Rows from a dataset of charts and code:
* * *

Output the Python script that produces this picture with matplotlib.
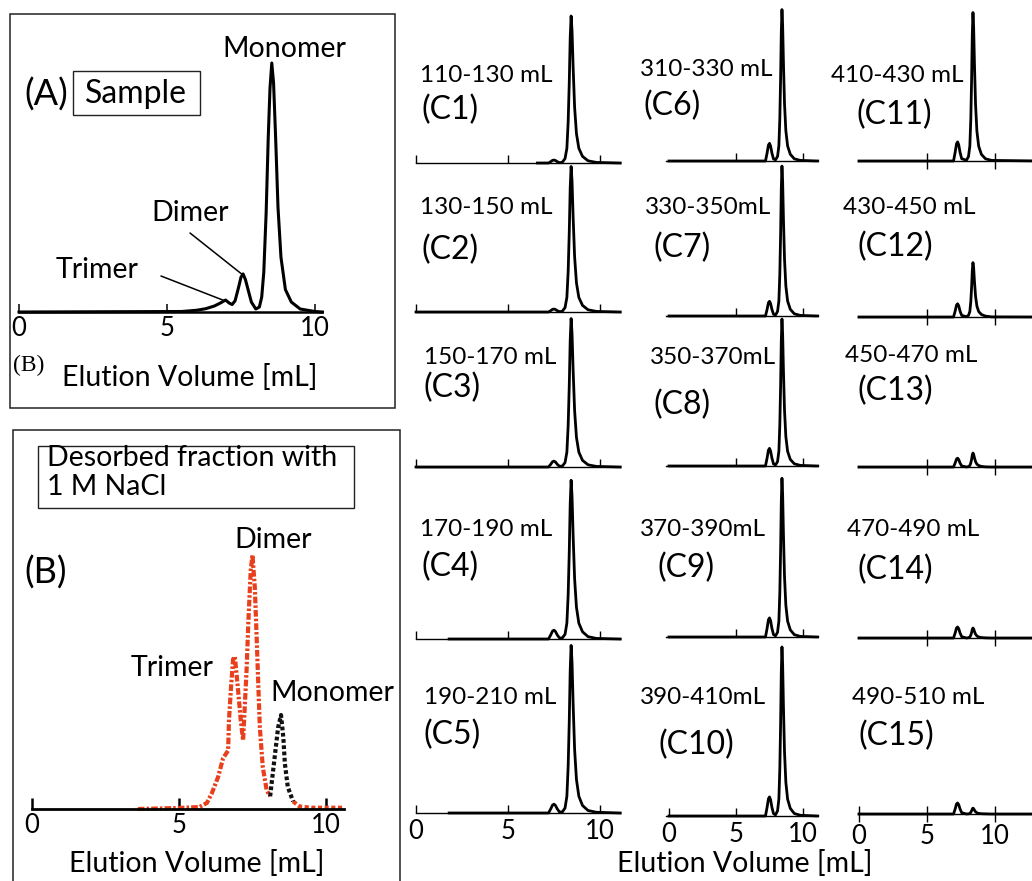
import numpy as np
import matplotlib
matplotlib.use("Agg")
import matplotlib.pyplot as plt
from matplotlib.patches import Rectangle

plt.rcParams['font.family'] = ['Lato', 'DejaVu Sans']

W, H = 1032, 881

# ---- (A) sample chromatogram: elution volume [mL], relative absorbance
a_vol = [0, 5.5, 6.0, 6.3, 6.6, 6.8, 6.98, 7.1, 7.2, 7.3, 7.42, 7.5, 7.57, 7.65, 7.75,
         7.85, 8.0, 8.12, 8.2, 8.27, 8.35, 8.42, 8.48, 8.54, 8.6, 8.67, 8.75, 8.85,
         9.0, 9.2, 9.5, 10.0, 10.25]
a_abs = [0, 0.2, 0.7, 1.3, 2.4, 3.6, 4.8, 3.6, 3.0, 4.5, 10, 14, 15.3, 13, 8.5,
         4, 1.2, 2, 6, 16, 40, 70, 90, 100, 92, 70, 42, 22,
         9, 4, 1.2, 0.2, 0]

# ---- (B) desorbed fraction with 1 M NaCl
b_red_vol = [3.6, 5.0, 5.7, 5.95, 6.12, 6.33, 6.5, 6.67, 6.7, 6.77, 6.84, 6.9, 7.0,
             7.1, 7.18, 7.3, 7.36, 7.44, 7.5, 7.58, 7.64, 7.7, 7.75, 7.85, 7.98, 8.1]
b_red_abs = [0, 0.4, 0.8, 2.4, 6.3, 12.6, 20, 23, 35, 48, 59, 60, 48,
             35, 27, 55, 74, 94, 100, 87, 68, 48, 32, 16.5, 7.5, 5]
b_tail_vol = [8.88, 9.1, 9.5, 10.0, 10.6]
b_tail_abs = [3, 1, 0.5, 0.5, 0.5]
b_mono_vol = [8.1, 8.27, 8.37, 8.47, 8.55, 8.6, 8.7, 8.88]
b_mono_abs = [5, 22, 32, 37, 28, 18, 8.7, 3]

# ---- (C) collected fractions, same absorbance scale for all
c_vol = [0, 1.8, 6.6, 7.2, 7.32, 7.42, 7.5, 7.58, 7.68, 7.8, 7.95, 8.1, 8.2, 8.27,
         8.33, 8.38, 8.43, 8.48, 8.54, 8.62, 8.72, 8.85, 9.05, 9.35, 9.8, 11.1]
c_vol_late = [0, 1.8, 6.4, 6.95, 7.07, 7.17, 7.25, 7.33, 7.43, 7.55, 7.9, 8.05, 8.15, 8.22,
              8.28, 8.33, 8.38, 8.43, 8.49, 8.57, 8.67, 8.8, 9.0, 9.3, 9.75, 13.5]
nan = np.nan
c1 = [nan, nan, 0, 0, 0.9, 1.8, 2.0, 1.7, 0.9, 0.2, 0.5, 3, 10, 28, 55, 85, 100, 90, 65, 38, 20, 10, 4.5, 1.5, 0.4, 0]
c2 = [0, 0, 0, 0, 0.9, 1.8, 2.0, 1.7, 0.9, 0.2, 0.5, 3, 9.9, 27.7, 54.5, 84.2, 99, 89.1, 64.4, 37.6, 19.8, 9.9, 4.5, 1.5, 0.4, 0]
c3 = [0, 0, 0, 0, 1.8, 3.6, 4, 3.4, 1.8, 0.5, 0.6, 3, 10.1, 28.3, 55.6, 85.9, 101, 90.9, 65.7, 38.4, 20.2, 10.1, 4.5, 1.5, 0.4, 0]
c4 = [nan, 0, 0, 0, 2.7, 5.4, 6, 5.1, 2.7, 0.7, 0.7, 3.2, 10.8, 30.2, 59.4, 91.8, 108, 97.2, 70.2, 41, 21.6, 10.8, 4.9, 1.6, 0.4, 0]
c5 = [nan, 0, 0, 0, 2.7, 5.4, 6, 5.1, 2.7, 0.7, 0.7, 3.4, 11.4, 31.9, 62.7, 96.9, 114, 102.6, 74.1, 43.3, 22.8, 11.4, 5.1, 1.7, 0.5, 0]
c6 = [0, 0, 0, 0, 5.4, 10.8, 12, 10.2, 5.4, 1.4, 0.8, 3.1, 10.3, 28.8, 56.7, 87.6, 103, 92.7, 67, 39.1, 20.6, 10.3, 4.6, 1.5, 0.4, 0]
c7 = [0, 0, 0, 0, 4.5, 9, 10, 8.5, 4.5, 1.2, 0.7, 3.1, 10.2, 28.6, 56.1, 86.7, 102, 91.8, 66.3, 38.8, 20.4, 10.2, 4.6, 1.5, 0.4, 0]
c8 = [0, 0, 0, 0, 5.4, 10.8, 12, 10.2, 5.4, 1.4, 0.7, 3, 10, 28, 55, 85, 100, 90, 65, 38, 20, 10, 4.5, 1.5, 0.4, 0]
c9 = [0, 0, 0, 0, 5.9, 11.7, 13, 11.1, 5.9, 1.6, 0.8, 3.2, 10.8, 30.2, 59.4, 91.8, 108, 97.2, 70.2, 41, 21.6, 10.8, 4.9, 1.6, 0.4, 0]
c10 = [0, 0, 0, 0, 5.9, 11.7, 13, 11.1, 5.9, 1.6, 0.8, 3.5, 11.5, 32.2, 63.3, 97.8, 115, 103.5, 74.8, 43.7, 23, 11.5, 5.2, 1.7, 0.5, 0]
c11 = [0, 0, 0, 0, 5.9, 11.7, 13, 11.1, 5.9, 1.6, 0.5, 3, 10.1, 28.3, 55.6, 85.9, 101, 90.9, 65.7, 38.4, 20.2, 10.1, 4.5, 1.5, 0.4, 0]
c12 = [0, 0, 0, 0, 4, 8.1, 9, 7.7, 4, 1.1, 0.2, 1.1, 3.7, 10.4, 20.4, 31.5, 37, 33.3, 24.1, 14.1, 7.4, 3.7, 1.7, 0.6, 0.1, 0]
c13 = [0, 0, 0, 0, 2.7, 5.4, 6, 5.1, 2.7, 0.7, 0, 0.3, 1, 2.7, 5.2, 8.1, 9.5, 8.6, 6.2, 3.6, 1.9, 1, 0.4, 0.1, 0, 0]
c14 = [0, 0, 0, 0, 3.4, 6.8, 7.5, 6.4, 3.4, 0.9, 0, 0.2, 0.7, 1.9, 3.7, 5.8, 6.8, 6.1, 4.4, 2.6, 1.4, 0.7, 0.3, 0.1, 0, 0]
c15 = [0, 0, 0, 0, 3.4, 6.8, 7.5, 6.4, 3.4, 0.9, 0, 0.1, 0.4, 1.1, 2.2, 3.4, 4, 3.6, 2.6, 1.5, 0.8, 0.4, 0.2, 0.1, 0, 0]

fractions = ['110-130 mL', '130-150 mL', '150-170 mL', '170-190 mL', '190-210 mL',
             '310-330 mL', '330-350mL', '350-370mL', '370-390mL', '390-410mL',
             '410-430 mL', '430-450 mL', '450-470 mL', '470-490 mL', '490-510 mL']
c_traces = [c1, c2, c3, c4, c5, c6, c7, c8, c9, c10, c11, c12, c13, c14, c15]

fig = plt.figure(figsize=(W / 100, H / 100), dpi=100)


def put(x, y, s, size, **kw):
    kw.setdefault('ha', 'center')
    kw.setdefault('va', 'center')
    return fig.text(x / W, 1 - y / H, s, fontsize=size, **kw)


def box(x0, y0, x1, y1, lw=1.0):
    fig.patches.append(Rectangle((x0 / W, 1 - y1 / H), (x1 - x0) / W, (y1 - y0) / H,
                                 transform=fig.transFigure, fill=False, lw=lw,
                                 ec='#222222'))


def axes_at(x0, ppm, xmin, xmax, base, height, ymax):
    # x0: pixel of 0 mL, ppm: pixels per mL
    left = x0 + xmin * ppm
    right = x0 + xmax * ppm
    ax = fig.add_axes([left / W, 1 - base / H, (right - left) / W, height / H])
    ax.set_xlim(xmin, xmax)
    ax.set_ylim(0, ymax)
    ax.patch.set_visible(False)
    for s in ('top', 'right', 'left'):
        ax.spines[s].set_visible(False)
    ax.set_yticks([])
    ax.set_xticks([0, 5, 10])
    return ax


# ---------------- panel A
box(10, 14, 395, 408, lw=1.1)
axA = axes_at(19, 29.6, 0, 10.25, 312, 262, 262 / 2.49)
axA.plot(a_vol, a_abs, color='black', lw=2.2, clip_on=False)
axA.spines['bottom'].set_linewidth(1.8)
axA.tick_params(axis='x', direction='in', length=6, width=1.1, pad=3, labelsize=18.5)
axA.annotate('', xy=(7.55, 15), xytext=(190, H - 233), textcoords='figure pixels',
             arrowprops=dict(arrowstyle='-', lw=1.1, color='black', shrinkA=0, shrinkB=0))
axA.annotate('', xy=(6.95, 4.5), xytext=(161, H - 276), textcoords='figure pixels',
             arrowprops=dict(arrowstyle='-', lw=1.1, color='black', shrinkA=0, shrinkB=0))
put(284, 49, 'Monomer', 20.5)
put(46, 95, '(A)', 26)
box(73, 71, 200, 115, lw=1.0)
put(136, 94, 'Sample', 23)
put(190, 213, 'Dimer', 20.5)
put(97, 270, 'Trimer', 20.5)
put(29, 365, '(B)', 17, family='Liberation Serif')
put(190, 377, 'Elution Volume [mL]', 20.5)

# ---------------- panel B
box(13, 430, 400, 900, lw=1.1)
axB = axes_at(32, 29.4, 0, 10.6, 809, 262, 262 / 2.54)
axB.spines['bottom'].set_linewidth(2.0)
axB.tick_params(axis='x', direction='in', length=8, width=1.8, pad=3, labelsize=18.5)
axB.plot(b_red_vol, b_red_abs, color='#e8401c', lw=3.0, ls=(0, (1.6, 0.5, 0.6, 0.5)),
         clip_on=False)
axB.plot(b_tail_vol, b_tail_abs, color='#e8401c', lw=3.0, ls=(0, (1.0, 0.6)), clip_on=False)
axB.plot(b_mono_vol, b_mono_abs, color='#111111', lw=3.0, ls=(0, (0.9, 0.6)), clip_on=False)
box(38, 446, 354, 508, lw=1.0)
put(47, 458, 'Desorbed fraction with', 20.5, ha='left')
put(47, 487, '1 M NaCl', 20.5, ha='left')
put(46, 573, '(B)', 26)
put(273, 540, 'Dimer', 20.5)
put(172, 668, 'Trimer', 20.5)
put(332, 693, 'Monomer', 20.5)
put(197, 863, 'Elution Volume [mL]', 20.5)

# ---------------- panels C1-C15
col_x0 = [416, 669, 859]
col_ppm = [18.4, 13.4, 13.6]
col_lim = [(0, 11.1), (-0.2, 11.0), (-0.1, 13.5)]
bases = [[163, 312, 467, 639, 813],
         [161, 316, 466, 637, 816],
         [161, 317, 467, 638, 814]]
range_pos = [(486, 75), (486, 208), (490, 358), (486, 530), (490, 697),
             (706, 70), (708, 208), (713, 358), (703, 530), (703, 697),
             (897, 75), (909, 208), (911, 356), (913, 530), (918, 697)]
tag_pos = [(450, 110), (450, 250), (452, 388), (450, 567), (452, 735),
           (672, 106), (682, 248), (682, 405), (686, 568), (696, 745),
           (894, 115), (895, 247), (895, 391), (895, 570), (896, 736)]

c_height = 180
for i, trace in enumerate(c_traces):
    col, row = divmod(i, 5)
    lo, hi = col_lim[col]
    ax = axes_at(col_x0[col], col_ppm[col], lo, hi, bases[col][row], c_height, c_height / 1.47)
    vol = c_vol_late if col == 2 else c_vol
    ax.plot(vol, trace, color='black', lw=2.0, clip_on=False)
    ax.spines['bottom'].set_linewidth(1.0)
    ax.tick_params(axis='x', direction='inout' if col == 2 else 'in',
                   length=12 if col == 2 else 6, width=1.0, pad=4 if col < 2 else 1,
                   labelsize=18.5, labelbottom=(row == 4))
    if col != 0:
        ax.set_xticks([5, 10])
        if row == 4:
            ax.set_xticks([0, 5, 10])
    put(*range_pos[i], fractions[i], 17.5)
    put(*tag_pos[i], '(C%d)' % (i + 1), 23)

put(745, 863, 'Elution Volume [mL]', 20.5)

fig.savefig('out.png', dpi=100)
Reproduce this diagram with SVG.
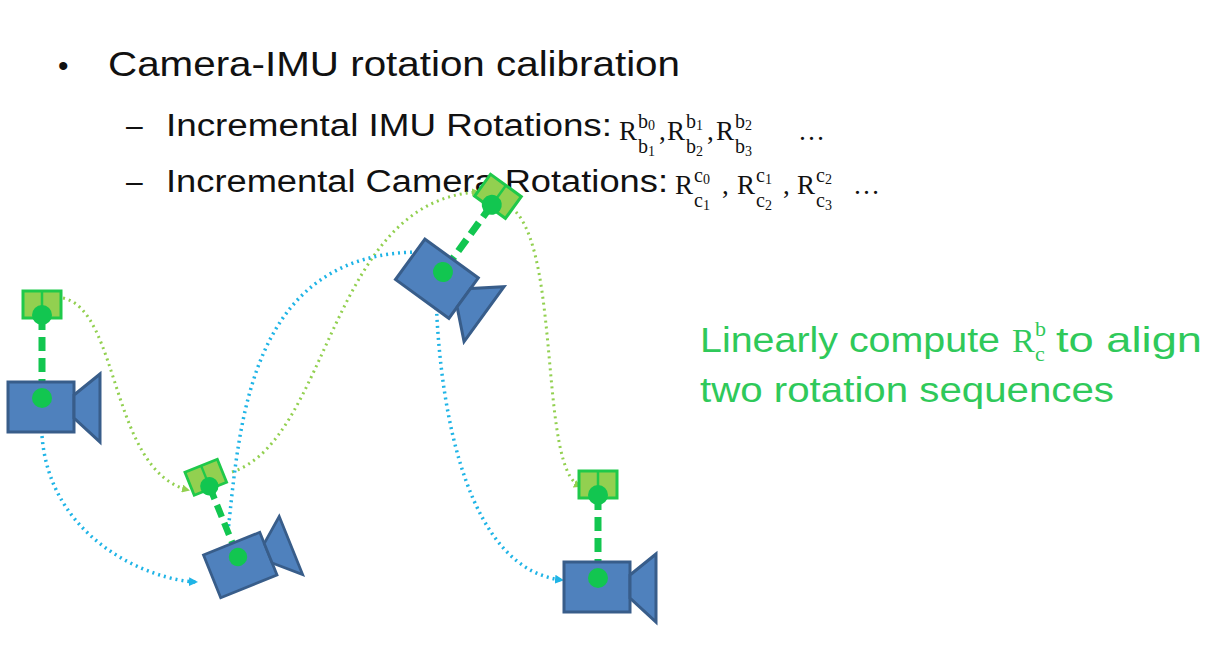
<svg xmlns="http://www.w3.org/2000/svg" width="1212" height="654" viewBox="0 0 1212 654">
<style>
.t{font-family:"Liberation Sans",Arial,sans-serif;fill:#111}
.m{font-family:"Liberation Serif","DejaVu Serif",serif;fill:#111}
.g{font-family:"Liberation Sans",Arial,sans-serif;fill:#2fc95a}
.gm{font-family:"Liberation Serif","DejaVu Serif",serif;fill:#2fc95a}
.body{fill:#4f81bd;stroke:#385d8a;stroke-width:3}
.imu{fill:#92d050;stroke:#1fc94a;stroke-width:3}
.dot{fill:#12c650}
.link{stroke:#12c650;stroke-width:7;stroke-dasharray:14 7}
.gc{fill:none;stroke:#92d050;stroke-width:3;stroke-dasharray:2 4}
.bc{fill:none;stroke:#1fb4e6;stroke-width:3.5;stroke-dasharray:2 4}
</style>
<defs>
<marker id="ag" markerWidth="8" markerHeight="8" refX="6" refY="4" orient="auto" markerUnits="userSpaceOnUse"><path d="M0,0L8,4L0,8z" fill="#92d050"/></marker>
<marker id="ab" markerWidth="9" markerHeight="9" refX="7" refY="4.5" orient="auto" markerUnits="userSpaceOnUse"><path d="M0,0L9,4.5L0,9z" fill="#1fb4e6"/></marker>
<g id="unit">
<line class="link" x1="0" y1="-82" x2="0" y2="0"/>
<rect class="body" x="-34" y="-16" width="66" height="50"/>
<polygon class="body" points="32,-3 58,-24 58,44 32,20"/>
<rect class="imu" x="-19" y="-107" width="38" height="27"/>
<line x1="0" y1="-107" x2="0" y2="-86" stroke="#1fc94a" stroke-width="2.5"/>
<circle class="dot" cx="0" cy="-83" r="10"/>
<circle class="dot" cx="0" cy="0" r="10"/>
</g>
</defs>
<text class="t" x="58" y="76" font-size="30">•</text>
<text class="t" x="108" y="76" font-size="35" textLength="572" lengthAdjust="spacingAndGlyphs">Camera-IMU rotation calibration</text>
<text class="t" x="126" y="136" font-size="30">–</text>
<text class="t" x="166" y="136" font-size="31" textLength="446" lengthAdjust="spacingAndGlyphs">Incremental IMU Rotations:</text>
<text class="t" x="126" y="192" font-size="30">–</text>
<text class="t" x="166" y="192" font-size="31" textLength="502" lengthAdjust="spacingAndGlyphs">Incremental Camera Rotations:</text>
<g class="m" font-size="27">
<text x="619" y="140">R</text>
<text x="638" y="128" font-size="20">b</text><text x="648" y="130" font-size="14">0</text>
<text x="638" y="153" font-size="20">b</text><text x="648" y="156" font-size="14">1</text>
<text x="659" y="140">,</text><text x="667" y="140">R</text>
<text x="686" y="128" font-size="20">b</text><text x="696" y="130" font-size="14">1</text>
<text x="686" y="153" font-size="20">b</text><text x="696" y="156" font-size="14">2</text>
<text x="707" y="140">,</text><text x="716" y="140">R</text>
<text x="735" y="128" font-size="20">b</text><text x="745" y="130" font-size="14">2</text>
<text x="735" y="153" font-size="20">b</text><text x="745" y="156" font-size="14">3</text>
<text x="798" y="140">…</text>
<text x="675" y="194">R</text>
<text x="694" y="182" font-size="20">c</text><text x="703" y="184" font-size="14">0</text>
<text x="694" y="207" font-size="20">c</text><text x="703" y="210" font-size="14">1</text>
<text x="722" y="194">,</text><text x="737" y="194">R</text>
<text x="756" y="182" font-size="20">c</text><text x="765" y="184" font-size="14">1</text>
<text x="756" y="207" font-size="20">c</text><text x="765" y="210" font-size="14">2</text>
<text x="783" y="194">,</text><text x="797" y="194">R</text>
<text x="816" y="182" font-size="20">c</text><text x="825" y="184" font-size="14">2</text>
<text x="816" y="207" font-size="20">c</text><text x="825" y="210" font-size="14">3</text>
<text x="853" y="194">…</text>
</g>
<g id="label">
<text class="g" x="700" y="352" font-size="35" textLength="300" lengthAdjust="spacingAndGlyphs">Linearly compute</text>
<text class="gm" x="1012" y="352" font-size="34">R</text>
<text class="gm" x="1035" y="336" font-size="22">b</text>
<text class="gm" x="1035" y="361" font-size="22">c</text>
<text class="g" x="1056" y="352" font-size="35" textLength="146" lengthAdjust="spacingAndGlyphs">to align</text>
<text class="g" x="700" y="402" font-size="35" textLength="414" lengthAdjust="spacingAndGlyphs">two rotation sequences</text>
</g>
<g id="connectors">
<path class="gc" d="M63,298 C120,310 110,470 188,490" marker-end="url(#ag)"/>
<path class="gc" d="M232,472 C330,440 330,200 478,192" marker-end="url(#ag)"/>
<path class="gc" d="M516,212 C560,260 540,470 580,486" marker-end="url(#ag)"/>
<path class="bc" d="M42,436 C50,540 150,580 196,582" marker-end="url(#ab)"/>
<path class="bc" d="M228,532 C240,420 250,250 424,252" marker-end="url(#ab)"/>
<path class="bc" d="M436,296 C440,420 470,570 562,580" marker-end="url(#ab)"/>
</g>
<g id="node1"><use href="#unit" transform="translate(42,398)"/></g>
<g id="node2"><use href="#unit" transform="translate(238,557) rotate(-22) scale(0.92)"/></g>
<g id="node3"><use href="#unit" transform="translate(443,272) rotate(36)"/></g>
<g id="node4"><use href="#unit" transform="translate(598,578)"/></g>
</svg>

* * *

**What is needed:**
Only the lines from the start of the material through the line containing "W, H = 1032, 881" should be transcribed. Pictures stay out.

**Exercise output:**
Output the Python script that produces this picture with matplotlib.
import numpy as np
import matplotlib
matplotlib.use("Agg")
import matplotlib.pyplot as plt
from matplotlib.patches import Rectangle

plt.rcParams['font.family'] = ['Lato', 'DejaVu Sans']

W, H = 1032, 881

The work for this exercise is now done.